#phdchat #academia

a common pattern — and arguably failure mode — of research advising meetings is that they become essentially “status reports,” with the student trying to do everything independently between meetings, then telling their advisor what they did and their advisor giving them some kind of appraisal of that work (“good, keep going” vs “no, try something else”)
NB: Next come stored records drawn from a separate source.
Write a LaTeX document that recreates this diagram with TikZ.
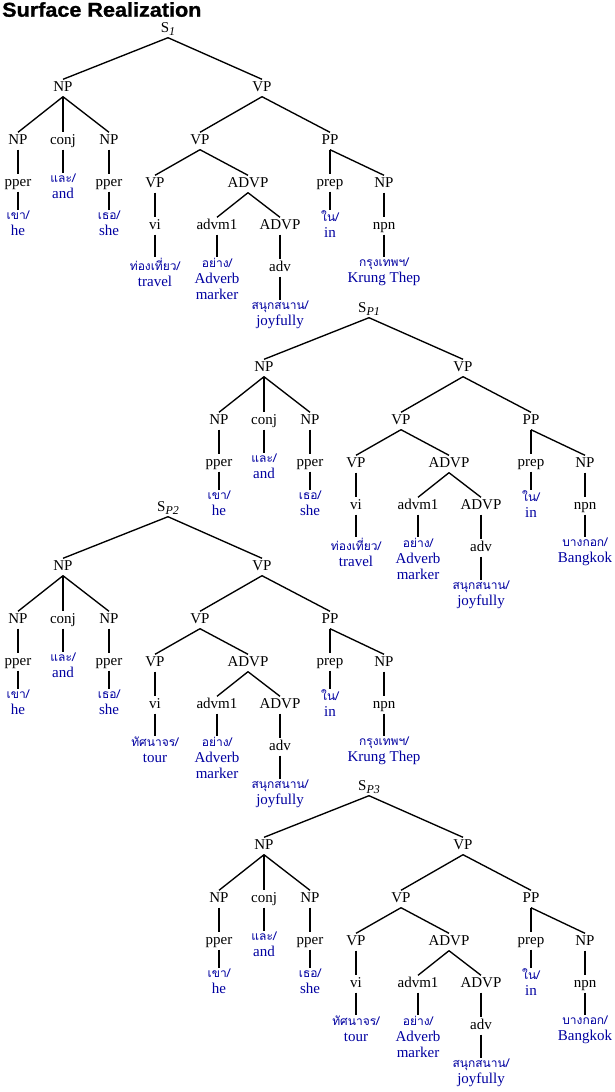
\documentclass[tikz,border=0pt]{standalone}
\usepackage{fontspec}
\setmainfont{Liberation Serif}
\newfontfamily\thaifont[Script=Thai]{Loma}
\newfontfamily\titlefont[FakeStretch=1.08, FakeBold=1.2]{Liberation Sans}
\definecolor{leafblue}{RGB}{0,0,160}

\tikzset{
  tag/.style={inner sep=2pt, text height=10pt, text depth=3pt, font=\fontsize{15}{16}\selectfont},
  leaf/.style={anchor=north, inner sep=1pt, align=center, text=leafblue, font=\fontsize{15}{16}\selectfont},
  branch/.style={line width=1.35pt}
}

% thai word / english gloss
\newcommand{\thw}[2]{{\thaifont\fontsize{12}{12}\selectfont #1/}\\#2}
% subscript of the sentence node
\newcommand{\ssub}[1]{\raisebox{-3pt}{\fontsize{12}{12}\selectfont\itshape #1}}

% one parse tree: shift, prefix, subscript, verb leaf, place leaf
\newcommand{\parsetree}[5]{%
  \begin{scope}[shift={(#1)}, name prefix=#2-]
    \node[tag] (s) at (168,29) {S\ssub{#3}};
    \node[tag] (np) at (63,88) {NP};
    \node[tag] (vp) at (262,88) {VP};

    \node[tag] (npa) at (18,141) {NP};
    \node[tag] (conj) at (63,141) {conj};
    \node[tag] (npb) at (109,141) {NP};
    \node[tag] (vpa) at (200,141) {VP};
    \node[tag] (pp) at (330,141) {PP};

    \node[tag] (ppera) at (18,183) {pper};
    \node[leaf] (conjw) at (63,173) {\thw{และ}{and}};
    \node[tag] (pperb) at (109,183) {pper};
    \node[tag] (vpb) at (155,184) {VP};
    \node[tag] (advp) at (248,184) {ADVP};
    \node[tag] (prep) at (330,183) {prep};
    \node[tag] (npc) at (384,184) {NP};

    \node[leaf] (hew) at (18,210) {\thw{เขา}{he}};
    \node[leaf] (shew) at (109,210) {\thw{เธอ}{she}};
    \node[tag] (vi) at (155,226) {vi};
    \node[tag] (advm) at (217,226) {advm1};
    \node[tag] (advpb) at (280,226) {ADVP};
    \node[leaf] (inw) at (330,210) {\thw{ใน}{in}};
    \node[tag] (npn) at (384,226) {npn};

    \node[leaf] (verbw) at (155,257) {#4};
    \node[leaf] (markw) at (217,257) {\thw{อย่าง}{Adverb\\marker}};
    \node[tag] (adv) at (280,268) {adv};
    \node[leaf] (placew) at (384,257) {#5};
    \node[leaf] (joyw) at (280,300) {\thw{สนุกสนาน}{joyfully}};

    \draw[branch] (s.south) -- (np.north);
    \draw[branch] (s.south) -- (vp.north);
    \draw[branch] (np.south) -- (npa.north);
    \draw[branch] (np.south) -- (conj.north);
    \draw[branch] (np.south) -- (npb.north);
    \draw[branch] (vp.south) -- (vpa.north);
    \draw[branch] (vp.south) -- (pp.north);
    \draw[branch] (npa) -- (ppera);
    \draw[branch] (conj) -- (conjw);
    \draw[branch] (npb) -- (pperb);
    \draw[branch] (ppera) -- (hew);
    \draw[branch] (pperb) -- (shew);
    \draw[branch] (vpa.south) -- (vpb.north);
    \draw[branch] (vpa.south) -- (advp.north);
    \draw[branch] (pp.south) -- (prep.north);
    \draw[branch] (pp.south) -- (npc.north);
    \draw[branch] (vpb) -- (vi);
    \draw[branch] (vi) -- (verbw);
    \draw[branch] (advp.south) -- (advm.north);
    \draw[branch] (advp.south) -- (advpb.north);
    \draw[branch] (advm) -- (markw);
    \draw[branch] (advpb) -- (adv);
    \draw[branch] (adv) -- (joyw);
    \draw[branch] (prep) -- (inw);
    \draw[branch] (npc) -- (npn);
    \draw[branch] (npn) -- (placew);
  \end{scope}}

\begin{document}
\begin{tikzpicture}[x=1pt, y=-1pt]
  \useasboundingbox (0,0) rectangle (614,1092);

  \node[anchor=north west, inner sep=0pt, font=\titlefont\bfseries\fontsize{20}{20}\selectfont] (title) at (2,2) {Surface Realization};

  \parsetree{0,0}{t1}{1}{\thw{ท่องเที่ยว}{travel}}{\thw{กรุงเทพฯ}{Krung Thep}}
  \parsetree{201,280}{t2}{P1}{\thw{ท่องเที่ยว}{travel}}{\thw{บางกอก}{Bangkok}}
  \parsetree{0,479}{t3}{P2}{\thw{ทัศนาจร}{tour}}{\thw{กรุงเทพฯ}{Krung Thep}}
  \parsetree{201,758}{t4}{P3}{\thw{ทัศนาจร}{tour}}{\thw{บางกอก}{Bangkok}}
\end{tikzpicture}
\end{document}
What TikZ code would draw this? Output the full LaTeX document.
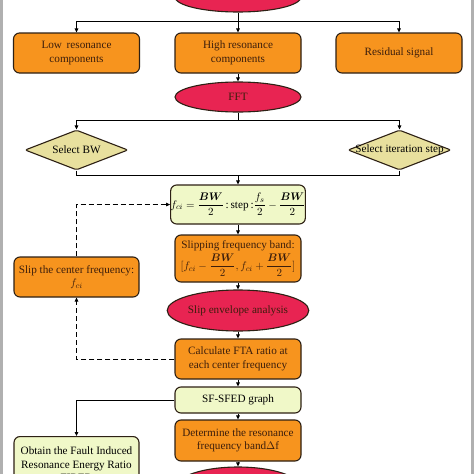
\documentclass[tikz,border=0pt]{standalone}
\usepackage{fontspec}
\usepackage{amsmath}
\usepackage{bm}
\setmainfont{Liberation Serif}
\usetikzlibrary{shapes.geometric,arrows.meta}
\definecolor{orangefill}{RGB}{247,148,30}
\definecolor{redfill}{RGB}{232,36,82}
\definecolor{greenfill}{RGB}{240,248,200}
\definecolor{khakifill}{RGB}{232,224,158}
\definecolor{edgecol}{RGB}{45,32,20}
\definecolor{txtbrown}{RGB}{60,30,12}
\definecolor{framegray}{RGB}{176,176,176}
\tikzset{
  base/.style={draw=edgecol, line width=1.1pt, font=\fontsize{11.2}{13.5}\selectfont, align=center, inner sep=1pt},
  obox/.style={base, fill=orangefill, text=txtbrown, rounded corners=6pt, minimum width=126pt, minimum height=40pt},
  gbox/.style={base, fill=greenfill, text=black, rounded corners=6pt, minimum width=126pt, minimum height=40pt},
  rell/.style={base, ellipse, fill=redfill, text=txtbrown, minimum width=126pt, minimum height=30pt, inner sep=0pt},
  kdia/.style={base, diamond, fill=khakifill, minimum width=103pt, minimum height=40pt, inner sep=0pt, rounded corners=2pt},
  conn/.style={line width=0.9pt, draw=black},
  arr/.style={conn, -{Triangle[length=4pt,width=3.6pt]}},
  dsh/.style={dash pattern=on 5pt off 3pt},
}
\begin{document}
\begin{tikzpicture}[x=1pt,y=-1pt]
\useasboundingbox (0,0) rectangle (474,474);
\clip (0,0) rectangle (474,474);
\fill[white] (0,0) rectangle (474,474);
\fill[framegray] (0,0) rectangle (2.5,474);
\fill[framegray] (471,0) rectangle (474,474);

\node[rell] (top) at (238,-3) {};
\node[obox] (low) at (76.5,53) {Low\, resonance\\components};
\node[obox] (high) at (238,53) {High resonance\\components};
\node[obox] (res) at (399,53) {Residual signal};
\node[rell] (fft) at (238,97) {FFT};
\node[kdia, label={[font=\fontsize{11.2}{13.5}\selectfont, text=black]center:Select BW}] (selbw) at (76.5,150) {};
\node[kdia, label={[font=\fontsize{11.2}{13.5}\selectfont, text=black]center:Select iteration step}] (selit) at (399.5,150) {};
\node[gbox, minimum height=39pt, inner sep=0pt] (g1) at (238,204.5) {$\displaystyle f_{ci}=\frac{\bm{BW}}{2}\,\text{:\,step\,:}\frac{f_s}{2}-\frac{\bm{BW}}{2}$};
\node[obox, minimum height=47pt, inner sep=0pt] (slip) at (238,258.5) {Slipping frequency band:\\[3pt]$\displaystyle [f_{ci}-\frac{\bm{BW}}{2},f_{ci}+\frac{\bm{BW}}{2}]$};
\node[rell, minimum height=41pt] (env) at (238,310.5) {Slip envelope analysis};
\node[obox] (calc) at (238,359) {Calculate FTA ratio at\\each center frequency};
\node[gbox, minimum height=26pt] (sf) at (238,400) {SF-SFED graph};
\node[obox, minimum height=41pt] (det) at (238,440.5) {Determine the resonance\\frequency band$\Delta$f};
\node[rell, minimum height=42pt] (bot) at (238,488) {};
\node[obox, minimum width=125pt] (slipc) at (76.5,277) {Slip the center frequency:\\$f_{ci}$};
\node[gbox, minimum width=125pt, minimum height=56pt, anchor=north] (obt) at (76.5,436) {Obtain the Fault Induced\\Resonance Energy Ratio\\FIRER};

\coordinate (j1) at (238,21);
\coordinate (j2) at (238,120);
\coordinate (j3) at (238,175);
\draw[conn] (top) -- (j1);
\draw[arr] (j1) -| (low);
\draw[arr] (j1) -- (high);
\draw[arr] (j1) -| (res);
\draw[arr] (high) -- (fft);
\draw[conn] (fft) -- (j2);
\draw[arr] (j2) -| (selbw);
\draw[arr] (j2) -| (selit);
\draw[conn] (selbw.south) |- (j3);
\draw[conn] (selit.south) |- (j3);
\draw[arr] (j3) -- (g1);
\draw[arr] (g1) -- (slip);
\draw[arr] (slip) -- (env);
\draw[arr] (env) -- (calc);
\draw[arr] (calc) -- (sf);
\draw[arr] (sf) -- (det);
\draw[arr] (det) -- (bot);
\draw[arr, dsh] (slipc) |- (g1);
\draw[arr, dsh] (calc) -| (slipc);
\draw[arr] (sf) -| (obt);
\end{tikzpicture}
\end{document}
what i wish someone had told me in grad school, and what i now try to tell my students, is that you can instead view it as a “working meeting” where you (the student) get to set the agenda. have your first meeting goal be to answer the question “what are we working on today?”, not “what have you done since we last met”
if you don’t have a separate place for putting regular status reports (that’s another topic…) then more than likely, to provide context for the meeting’s goal, you *will* need to provide an update on your recent work — but the idea is it’s in service of synchronizing your collaboration, not to get approval or appraisal

this structure is a powerful antidote to the very common “oh no i haven’t done any work since last week, what do i tell my advisor” panic spiral

by thinking of the “meeting prep” task as defining the next step of work, and setting it up as the agenda for the meeting, you *build in* regular time to work on the project where you’re held accountable for showing up AND you get a body double/rubber duck

and it usually creates momentum/enthusiasm toward your individual work after the fact.

@chrisamaphone indeed!

For my project students I ask them all to send me a short email the day before we meet. There are three headings they must fill in: what have you done?; what are you doing?; & where are you going?

I also ask them to fill it in honestly, & add questions or issues they want to talk about.

Post meeting, I file it away in a notebook (currently OneNote for GDPR) with my personal thoughts.